HOSE v. WASHINGTON INVENTORY SERVICE, INC.

United States District Court, Southern District of California (2018)

Facts

Issue

Holding — Hayes, J.

Rule

Reasoning

Deep Dive: How the Court Reached Its Decision

Legal Principles Governing Successor Liability

The court employed established principles of successor liability and arbitration agreements to determine RSW's and CLP's obligations under WIS's arbitration agreements. It recognized that a successor company may be bound by arbitration agreements signed by a predecessor if there is substantial continuity of operations and identity between the two entities. The court highlighted that arbitration is fundamentally a matter of contract, and thus, a party cannot be compelled to arbitrate unless there is a valid agreement in place that encompasses the dispute at issue. The court applied the definition of "bona fide successor" as articulated in prior cases, emphasizing that the continuity of business operations and the retention of employees are critical factors in establishing such a connection. This legal framework formed the basis for the court's analysis of whether RSW and CLP could be compelled to arbitration under WIS's agreements.

Analysis of RSW's Status

The court determined that RSW met the criteria for being a bona fide successor to WIS, warranting its obligation to participate in arbitration. It found that RSW had acquired substantially all of WIS's assets and continued its operations, maintaining the same management structure and employing the same individuals who had previously worked for WIS. The court noted that the arbitration agreements explicitly applied to WIS's affiliates and successors, thereby reinforcing the notion that RSW, through its continuity of operations, was bound by these agreements. The evidence presented indicated that RSW operated in a manner virtually indistinguishable from WIS, thereby establishing the necessary continuity to compel arbitration. Consequently, the court ruled that RSW was required to participate in the ongoing arbitration proceedings as stipulated in the agreements.

Analysis of CLP's Status

In contrast, the court concluded that CLP did not satisfy the requirements to be bound by WIS's arbitration agreements. The evidence did not demonstrate that CLP had a direct contractual relationship with WIS or that it operated in any capacity similar to that of WIS. Although CLP had a management services contract with RSW, this alone did not establish the necessary operational or contractual connections to compel CLP to arbitration. The court found that CLP's lack of involvement in the day-to-day operations of RSW and its absence of a direct relationship with WIS precluded any binding obligation under the arbitration agreements. Thus, the court determined that CLP was not required to participate in arbitration with the plaintiffs.

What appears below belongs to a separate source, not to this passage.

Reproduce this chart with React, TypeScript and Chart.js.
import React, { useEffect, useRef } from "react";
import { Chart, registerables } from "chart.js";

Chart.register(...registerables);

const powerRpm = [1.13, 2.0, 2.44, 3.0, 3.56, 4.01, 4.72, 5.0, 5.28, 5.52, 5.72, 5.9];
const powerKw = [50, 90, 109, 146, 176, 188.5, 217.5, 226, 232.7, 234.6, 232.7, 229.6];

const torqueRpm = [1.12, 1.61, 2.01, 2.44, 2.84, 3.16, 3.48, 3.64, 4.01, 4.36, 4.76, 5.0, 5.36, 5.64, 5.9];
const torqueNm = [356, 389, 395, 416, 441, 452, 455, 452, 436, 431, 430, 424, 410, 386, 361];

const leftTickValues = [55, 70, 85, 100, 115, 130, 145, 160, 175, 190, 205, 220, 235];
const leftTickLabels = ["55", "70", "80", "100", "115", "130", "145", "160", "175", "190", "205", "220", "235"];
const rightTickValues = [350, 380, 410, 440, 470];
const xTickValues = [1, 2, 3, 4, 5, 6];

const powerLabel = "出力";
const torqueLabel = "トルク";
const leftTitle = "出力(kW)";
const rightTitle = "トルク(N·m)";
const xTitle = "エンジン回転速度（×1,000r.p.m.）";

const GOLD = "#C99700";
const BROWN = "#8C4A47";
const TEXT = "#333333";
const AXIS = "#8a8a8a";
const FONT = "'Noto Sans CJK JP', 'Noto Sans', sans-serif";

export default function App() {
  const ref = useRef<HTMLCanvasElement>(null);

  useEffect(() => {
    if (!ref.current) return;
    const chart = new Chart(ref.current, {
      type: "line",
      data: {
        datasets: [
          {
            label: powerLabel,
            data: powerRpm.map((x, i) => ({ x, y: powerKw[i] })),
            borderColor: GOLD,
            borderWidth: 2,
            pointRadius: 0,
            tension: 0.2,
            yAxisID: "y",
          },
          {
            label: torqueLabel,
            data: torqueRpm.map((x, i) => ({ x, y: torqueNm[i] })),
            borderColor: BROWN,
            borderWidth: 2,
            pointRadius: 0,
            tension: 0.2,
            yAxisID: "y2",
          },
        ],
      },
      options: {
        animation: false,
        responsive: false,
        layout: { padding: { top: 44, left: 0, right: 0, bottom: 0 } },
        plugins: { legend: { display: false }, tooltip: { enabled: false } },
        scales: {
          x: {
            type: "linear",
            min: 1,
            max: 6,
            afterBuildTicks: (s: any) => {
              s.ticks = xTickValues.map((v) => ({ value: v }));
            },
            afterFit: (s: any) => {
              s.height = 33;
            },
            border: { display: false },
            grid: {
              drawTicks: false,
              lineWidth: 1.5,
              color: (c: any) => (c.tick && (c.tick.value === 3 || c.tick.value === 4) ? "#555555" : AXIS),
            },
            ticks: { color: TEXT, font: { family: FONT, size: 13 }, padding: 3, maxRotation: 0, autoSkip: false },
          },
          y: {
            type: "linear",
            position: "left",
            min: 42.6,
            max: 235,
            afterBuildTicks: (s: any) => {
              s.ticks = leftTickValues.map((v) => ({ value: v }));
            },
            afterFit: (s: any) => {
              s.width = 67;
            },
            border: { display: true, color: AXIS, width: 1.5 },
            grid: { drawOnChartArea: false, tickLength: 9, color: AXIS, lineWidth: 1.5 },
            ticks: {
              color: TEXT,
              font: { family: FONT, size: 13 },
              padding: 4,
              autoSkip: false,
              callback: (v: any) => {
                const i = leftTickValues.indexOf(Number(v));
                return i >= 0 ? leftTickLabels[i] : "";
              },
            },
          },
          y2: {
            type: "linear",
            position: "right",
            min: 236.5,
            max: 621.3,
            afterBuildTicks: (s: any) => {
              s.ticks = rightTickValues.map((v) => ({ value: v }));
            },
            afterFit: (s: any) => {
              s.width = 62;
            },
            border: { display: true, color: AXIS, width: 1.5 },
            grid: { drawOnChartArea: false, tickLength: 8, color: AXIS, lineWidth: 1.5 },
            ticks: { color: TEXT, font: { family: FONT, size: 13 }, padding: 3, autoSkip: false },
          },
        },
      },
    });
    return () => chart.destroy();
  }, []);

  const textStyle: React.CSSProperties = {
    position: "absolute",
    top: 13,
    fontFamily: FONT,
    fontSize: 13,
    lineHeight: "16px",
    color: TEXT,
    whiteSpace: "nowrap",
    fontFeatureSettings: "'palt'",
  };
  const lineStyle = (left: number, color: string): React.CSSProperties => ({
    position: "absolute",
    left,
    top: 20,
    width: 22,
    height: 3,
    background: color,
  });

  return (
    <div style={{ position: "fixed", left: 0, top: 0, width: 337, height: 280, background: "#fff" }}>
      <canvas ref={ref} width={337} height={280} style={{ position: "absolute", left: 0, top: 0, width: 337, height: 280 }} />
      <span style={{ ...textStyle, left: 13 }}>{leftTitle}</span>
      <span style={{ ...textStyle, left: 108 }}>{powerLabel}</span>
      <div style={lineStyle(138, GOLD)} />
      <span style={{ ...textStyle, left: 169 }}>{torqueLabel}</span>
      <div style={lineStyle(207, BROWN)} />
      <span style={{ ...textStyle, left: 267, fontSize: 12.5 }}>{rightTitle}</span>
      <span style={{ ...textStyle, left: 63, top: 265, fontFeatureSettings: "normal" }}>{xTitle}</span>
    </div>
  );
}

Dispute Over Arbitration Filing Fees

The court addressed the dispute regarding the allocation of arbitration filing fees, which were a significant aspect of the arbitration agreements. The agreements stipulated that the "Company" would pay all costs unique to arbitration, including the arbitrator's fees, but the parties disagreed on the allocation of specific filing fees. Plaintiffs contended that they should only be required to pay a minimal fee, while Defendants argued that Plaintiffs were responsible for a portion of the fees. The court concluded that this dispute fell within the scope of the arbitration agreements, which mandated that such matters be resolved by the arbitrator rather than the court. The court emphasized the importance of adhering to the explicit terms of the arbitration agreements, thereby delegating the resolution of the fee allocation to the arbitration process.

Confidentiality and Sealing of Documents

The court considered the applications to file documents under seal, focusing on the confidentiality of sensitive business information. Both parties sought to protect non-public financial data and proprietary information that could adversely impact their competitive standing if disclosed. The court recognized the strong presumption of public access to court records but ruled that the parties demonstrated compelling reasons to seal specific documents. The court's analysis highlighted the potential harm that public disclosure could cause to the parties' business interests. Consequently, the court granted the applications to file the documents under seal, ensuring that sensitive information remained protected throughout the proceedings.